Danielle has an m×n board and wants to fill it with pieces composed of two or more diagonally connected squares as shown, without overlapping or leaving gaps:
a) Find all values of (m,n) for which it is possible to fill the board.
b) If it is possible to fill an m×n board, find the minimum number of pieces Danielle can use to fill it.
Note: The pieces can be rotated.
(a) Suppose m is odd, i.e., m=2k+1 for some non-negative integer k. Let's color the board like a chessboard. In the first column, there will be k+1 squares of one color (say, white), and in the second column, there will be only k squares of that color. However, each piece placed on a white square in the first column must also occupy a white square in the second column. This would mean that two pieces must occupy the same square in the second column, which is a contradiction. Therefore, m must be even. By a similar argument, n must also be even. Thus, the board must have dimensions (2m,2n) for some positive integers m and n.

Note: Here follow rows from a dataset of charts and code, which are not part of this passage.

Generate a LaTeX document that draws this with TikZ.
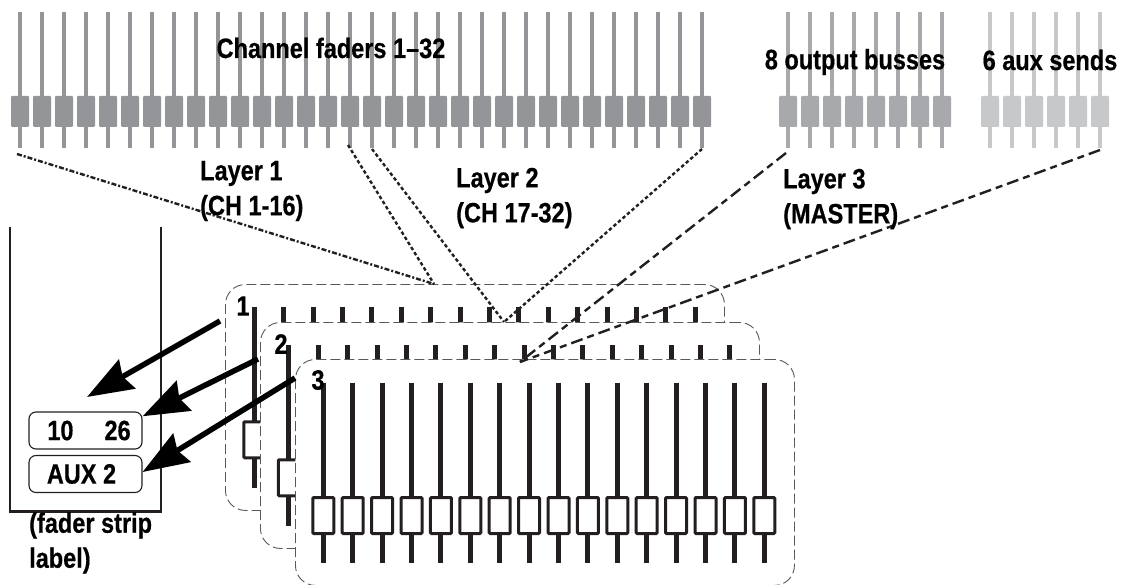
\documentclass[tikz,border=0pt]{standalone}
\usepackage{fontspec}
\setmainfont{Liberation Sans}[FakeStretch=0.84, BoldFeatures={FakeBold=0.5}]
\usetikzlibrary{arrows.meta,positioning,calc}
\definecolor{chgray}{HTML}{939598}
\definecolor{busgray}{HTML}{A7A9AC}
\definecolor{auxgray}{HTML}{C7C8CA}
\definecolor{inkblack}{HTML}{231F20}
\definecolor{framegray}{HTML}{58595B}

\begin{document}
\begin{tikzpicture}[
        x=1pt, y=-1pt,
        slidercap/.style={rectangle, rounded corners=1pt, inner sep=0pt, minimum width=18pt, minimum height=31pt},
        layerframe/.style={rectangle, draw=framegray, fill=white, line width=0.9pt, dash pattern=on 10pt off 4pt, rounded corners=20pt, minimum width=499pt, minimum height=226pt, anchor=north west},
        knob/.style={rectangle, draw=inkblack, fill=white, line width=3pt, rounded corners=1pt, inner sep=0pt, minimum width=21pt, minimum height=36pt},
        slot/.style={rectangle, draw=inkblack, line width=1.1pt, rounded corners=7pt, inner sep=0pt, minimum width=113pt, minimum height=37pt, font=\fontsize{28}{35}\bfseries\selectfont},
        caption/.style={align=left, inner sep=0pt, font=\fontsize{28}{35}\bfseries\selectfont},
        layerA/.style={draw=inkblack, line width=2.4pt, dash pattern=on 5pt off 2pt on 2pt off 2pt},
        layerB/.style={draw=inkblack, line width=2.4pt, dash pattern=on 3.5pt off 2.5pt},
        layerC/.style={draw=inkblack, line width=2.4pt, dash pattern=on 12pt off 5pt on 7pt off 5pt},
        arrow/.style={-{Stealth[length=46pt,width=33pt,inset=5pt]}, line width=5.5pt, black}
    ]
        \useasboundingbox (0,0) rectangle (1123,585);

        % Channel faders, busses and sends
        \foreach \i in {1,...,32} {
            \draw[chgray, line width=4pt] ({20+(\i-1)*22},12) -- ({20+(\i-1)*22},148);
            \node[slidercap, fill=chgray] (ch\i) at ({20+(\i-1)*22},111.5) {};
        }
        \foreach \i in {1,...,8} {
            \draw[busgray, line width=4pt] ({788+(\i-1)*22},12) -- ({788+(\i-1)*22},148);
            \node[slidercap, fill=busgray] (bus\i) at ({788+(\i-1)*22},111.5) {};
        }
        \foreach \i in {1,...,6} {
            \draw[auxgray, line width=4pt] ({990+(\i-1)*22},12) -- ({990+(\i-1)*22},148);
            \node[slidercap, fill=auxgray] (aux\i) at ({990+(\i-1)*22},111.5) {};
        }

        % Strip outline
        \coordinate (stripa) at (10,227);
        \coordinate (stripb) at (10,511.5);
        \coordinate (stripc) at (161,511.5);
        \coordinate (stripd) at (161,227);
        \draw[inkblack, line width=2.5pt] (stripa) -- (stripb) -- (stripc) -- (stripd);
        \node[slot] (slottop) at (85.5,430.5) {\hspace*{7pt}10\hspace{31pt}26};
        \node[slot] (slotbot) at (85.5,474) {\hspace*{-8pt}AUX 2};

        % Layers, back to front
        \foreach \l/\fx/\fy/\tx/\ty in {1/225/284/254.3/307, 2/260/322/288.8/345, 3/295/359/323.3/382.7} {
            \node[layerframe] (layer\l) at (\fx,\fy) {};
            \foreach \i in {1,...,16} {
                \draw[inkblack, line width=5pt] ({\tx+(\i-1)*29.4},\ty) -- ({\tx+(\i-1)*29.4},{\ty+180.5});
                \node[knob] (knob\l-\i) at ({\tx+(\i-1)*29.4},{\ty+132.8}) {};
            }
        }
        \node[caption] (num1) at (243,306) {1};
        \node[caption] (num2) at (281,344) {2};
        \node[caption] (num3) at (318,380) {3};

        % Layer connectors
        \coordinate (tipA) at (434,284);
        \coordinate (tipB) at (504,322);
        \coordinate (tipC) at (520,362);
        \coordinate (startA) at (17,154);
        \coordinate (startB) at (348,145);
        \coordinate (startC) at (372,149);
        \coordinate (startD) at (702,149);
        \coordinate (startE) at (786,153);
        \coordinate (startF) at (1100,150);
        \draw[layerA] (startA) -- (tipA);
        \draw[layerB] (startB) -- (tipA);
        \draw[layerB] (startC) -- (tipB);
        \draw[layerB] (startD) -- (tipB);
        \draw[layerC] (startE) -- (tipC);
        \draw[layerC] (startF) -- (tipC);

        % Arrows to the strip
        \coordinate (tail1) at (220,321);
        \coordinate (tail2) at (258,359);
        \coordinate (tail3) at (295,378);
        \coordinate (free1) at (87,397);
        \draw[arrow] (tail1) -- (free1);
        \draw[arrow] (tail2) -- (slottop.14);
        \draw[arrow] (tail3) -- (slotbot.2);

        % Captions
        \node[caption] (chlabel) at (331,48) {Channel faders 1--32};
        \node[caption] (buslabel) at (855,62) {8 output busses};
        \node[caption] (auxlabel) at (1050,60) {6 aux sends};
        \node[caption, anchor=west] (lay1) at (200,191) {Layer 1\\(CH 1-16)};
        \node[caption, anchor=west] (lay2) at (456,198) {Layer 2\\(CH 17-32)};
        \node[caption, anchor=west] (lay3) at (783,199) {Layer 3\\(MASTER)};
        \node[caption, anchor=west] (striplabel) at (29,543) {(fader strip\\label)};
    \end{tikzpicture}
\end{document}
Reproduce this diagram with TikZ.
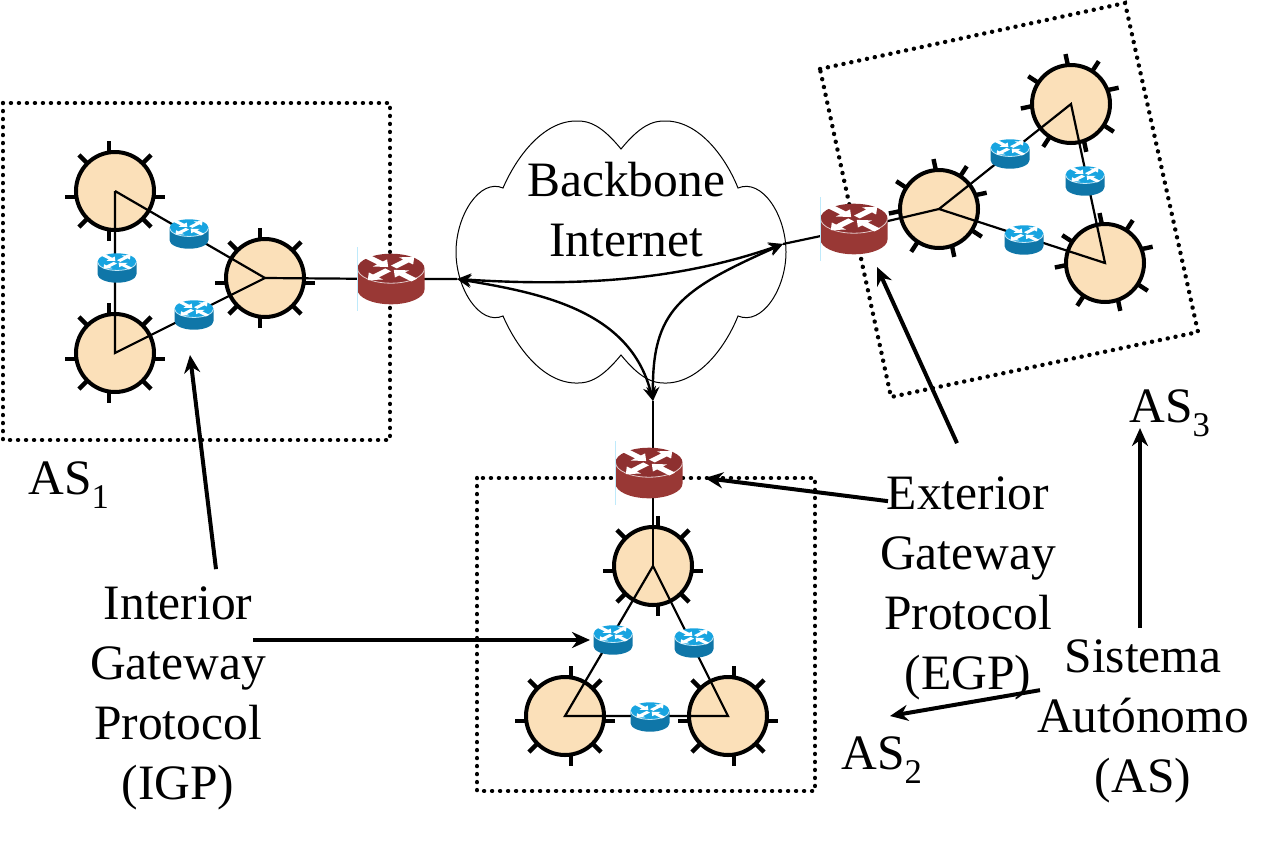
\documentclass[tikz,border=0pt]{standalone}
\usepackage{fontspec}
\setmainfont{Liberation Serif}
\usetikzlibrary{positioning,arrows.meta}

\definecolor{hubfill}{HTML}{FBE0B9}
\definecolor{redtop}{HTML}{8E3030}
\definecolor{redside}{HTML}{993835}
\definecolor{bluetop}{HTML}{18A4E0}
\definecolor{blueside}{HTML}{0F76A8}

\tikzset{
  hubnode/.style={circle,draw=black,fill=hubfill,line width=4pt,minimum size=78pt,inner sep=0pt},
  hubtick/.style={line width=4.4pt},
  link/.style={line width=2.2pt},
  dotbox/.style={line width=4.4pt,line cap=round,dash pattern=on 0.1pt off 7.9pt},
  curved/.style={line width=2.4pt,{Stealth[length=14pt,width=13pt]}-{Stealth[length=14pt,width=13pt]}},
  callout/.style={line width=4pt,-{Stealth[length=18pt,width=16pt]}},
  label/.style={font=\fontsize{49.5}{60}\selectfont,align=center,inner sep=0pt}
}

% name, position, rotation, offset of the upright ticks, offset of the level ticks
\newcommand{\hub}[5]{%
  \begin{scope}[shift={#2},rotate=#3]
    \foreach \a in {45,135,225,315} \draw[hubtick] (\a:34) -- (\a:51);
    \draw[hubtick] (#4,-50) -- (#4,-34) (#4,34) -- (#4,50);
    \draw[hubtick] (-50,#5) -- (-34,#5) (34,#5) -- (50,#5);
    \node[hubnode] (#1) at (0,0) {};
  \end{scope}}

% one point on the flattened lid of a router
\newcommand{\rpt}[2]{({\rw*.707*(\sx*(#1)-\sy*(#2))},{-\rh+\rw*.354*(\sy*(#1)+\sx*(#2))})}

% position, half width, top, side
\newcommand{\router}[4]{%
  \begin{scope}[shift={#1}]
    \def\rw{#2}
    \pgfmathsetmacro{\ry}{.44*#2}
    \pgfmathsetmacro{\rh}{.315*#2}
    \fill[#4] (-#2,-\rh) -- (-#2,\rh) arc[start angle=180,end angle=0,x radius=#2,y radius=\ry] -- (#2,-\rh) -- cycle;
    \fill[#3] (0,-\rh) ellipse[x radius=#2,y radius=\ry];
    \draw[white!75!#3,line width=.8pt] (-#2,-\rh) arc[start angle=180,end angle=0,x radius=#2,y radius=\ry];
    \foreach \sx/\sy/\ta/\tb in {-1/-1/.98/.12,1/-1/.12/.98,-1/1/.12/.98,1/1/.98/.12} {
      \pgfmathsetmacro{\tm}{\ta+.6*(\tb-\ta)}
      \fill[white] \rpt{\ta}{-.12} -- \rpt{\tm}{-.12} -- \rpt{\tm}{-.3} -- \rpt{\tb}{0} -- \rpt{\tm}{.3} -- \rpt{\tm}{.12} -- \rpt{\ta}{.12} -- cycle;
    }
  \end{scope}}

\begin{document}
\begin{tikzpicture}[x=1pt,y=-1pt]
\useasboundingbox (0,0) rectangle (1281,841);
%
\draw[dotbox] (3,103) rectangle (390,440);
\draw[dotbox] (477,478) rectangle (815,791);
\draw[dotbox] (820,69) -- (1125,3) -- (1198,332) -- (891,397) -- cycle;
%
\draw[line width=1pt] (621,149)
  .. controls (603,127) and (590,120) .. (575,121)
  .. controls (542,122) and (516,158) .. (503,188)
  .. controls (480,178) and (456,215) .. (456,252)
  .. controls (456,289) and (480,326) .. (503,316)
  .. controls (516,346) and (542,382) .. (575,383)
  .. controls (590,384) and (603,377) .. (621,355)
  .. controls (639,377) and (652,384) .. (667,383)
  .. controls (700,382) and (726,346) .. (738,316)
  .. controls (762,326) and (786,289) .. (786,252)
  .. controls (786,215) and (762,178) .. (738,188)
  .. controls (726,158) and (700,122) .. (667,121)
  .. controls (652,120) and (639,127) .. (621,149) -- cycle;
\node[label] (backbone) at (626,210) {Backbone\\Internet};
%
\hub{a1}{(115,191)}{0}{-6}{6}
\hub{a2}{(115,353)}{0}{-6}{6}
\hub{a3}{(265,278)}{0}{-5}{5}
\hub{b1}{(653,566)}{0}{5}{5}
\hub{b2}{(565,716)}{0}{6}{5}
\hub{b3}{(728,716)}{0}{6}{5}
\hub{c1}{(939,209)}{12}{5}{-6}
\hub{c2}{(1071,104)}{12}{5}{-6}
\hub{c3}{(1105,263)}{12}{5}{-6}
%
\coordinate (r1) at (391,279);
\coordinate (r2) at (649,473);
\coordinate (r3) at (854,229);
\coordinate (cloudW) at (457,279);
\coordinate (cloudE) at (783,244);
\coordinate (cloudS) at (653,401);
%
\draw[link] (a1.center) -- (a2.center) -- (a3.center) -- (a1.center);
\draw[link] (b1.center) -- (b2.center) -- (b3.center) -- (b1.center);
\draw[link] (c1.center) -- (c2.center) -- (c3.center) -- (c1.center);
\draw[link] (a3.center) -- (r1) -- (cloudW);
\draw[link] (cloudS) -- (b1.center);
\draw[link] (c1.center) -- (r3) -- (cloudE);
%
\draw[curved] (cloudW) .. controls (580,287) and (680,280) .. (cloudE);
\draw[curved] (cloudW) .. controls (540,293) and (630,310) .. (cloudS);
\draw[curved] (cloudS) .. controls (652,310) and (680,290) .. (cloudE);
%
\router{(117,268)}{19.5}{bluetop}{blueside}
\router{(189,234)}{19.5}{bluetop}{blueside}
\router{(194,315)}{19.5}{bluetop}{blueside}
\router{(613,640)}{19.5}{bluetop}{blueside}
\router{(694,643)}{19.5}{bluetop}{blueside}
\router{(650,717)}{19.5}{bluetop}{blueside}
\router{(1010,154)}{19.5}{bluetop}{blueside}
\router{(1085,181)}{19.5}{bluetop}{blueside}
\router{(1024,240)}{19.5}{bluetop}{blueside}
\router{(r1)}{33.5}{redtop}{redside}
\router{(r2)}{33.5}{redtop}{redside}
\router{(r3)}{33.5}{redtop}{redside}
\foreach \r in {r1,r2,r3}
  \draw[cyan!25,line width=.8pt] ([xshift=-33.5pt,yshift=32pt]\r) -- ([xshift=-33.5pt,yshift=-32pt]\r);
%
\node[label] (as1) at (69,485) {AS\textsubscript{1}};
\node[label] (as2) at (882,760) {AS\textsubscript{2}};
\node[label] (as3) at (1170,413) {AS\textsubscript{3}};
\node[label] (igp) at (178,698) {Interior\\Gateway\\Protocol\\(IGP)};
\node[label] (egp) at (968,588) {Exterior\\Gateway\\Protocol\\(EGP)};
\node[label] (sis) at (1143,721) {Sistema\\Autónomo\\(AS)};
%
\coordinate (tipA) at (190,355);
\coordinate (tipB) at (590,640);
\coordinate (tipC) at (705,478);
\coordinate (tipD) at (877,267);
\coordinate (tipE) at (1140,428);
\coordinate (tipF) at (890,716);
\draw[callout] ([xshift=38pt,yshift=17pt]igp.north) -- (tipA);
\draw[callout] ([xshift=-13pt]igp.east |- tipB) -- (tipB);
\draw[callout] ([xshift=-80pt,yshift=-25pt]egp.north) -- (tipC);
\draw[callout] ([xshift=-11pt,yshift=33pt]egp.north) -- (tipD);
\draw[callout] ([xshift=-3pt,yshift=11pt]sis.north) -- (tipE);
\draw[callout] ([xshift=-103pt,yshift=-51pt]sis.north) -- (tipF);
\end{tikzpicture}
\end{document}
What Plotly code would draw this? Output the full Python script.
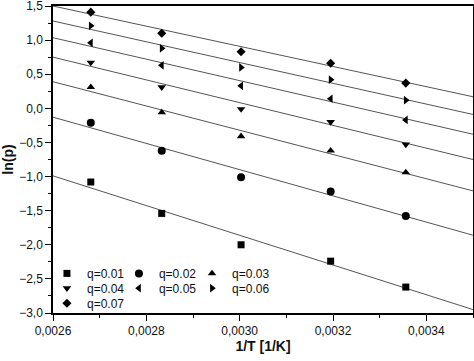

(b) Let's color the 2m×2n board like a chessboard. Consider all the white squares on the perimeter of the board. There are a total of 2m+2n−2 such white squares. Notice that each piece we use can occupy at most 2 of these perimeter white squares. Therefore, we need at least (2m+2n−2)/2=m+n−1 pieces to cover the white perimeter squares. Similarly, we need at least m+n−1 pieces to cover the black perimeter squares. Thus, we need at least 2(m+n−1) pieces in total. It is easy to construct an example that achieves this bound (e.g., using diagonal strips).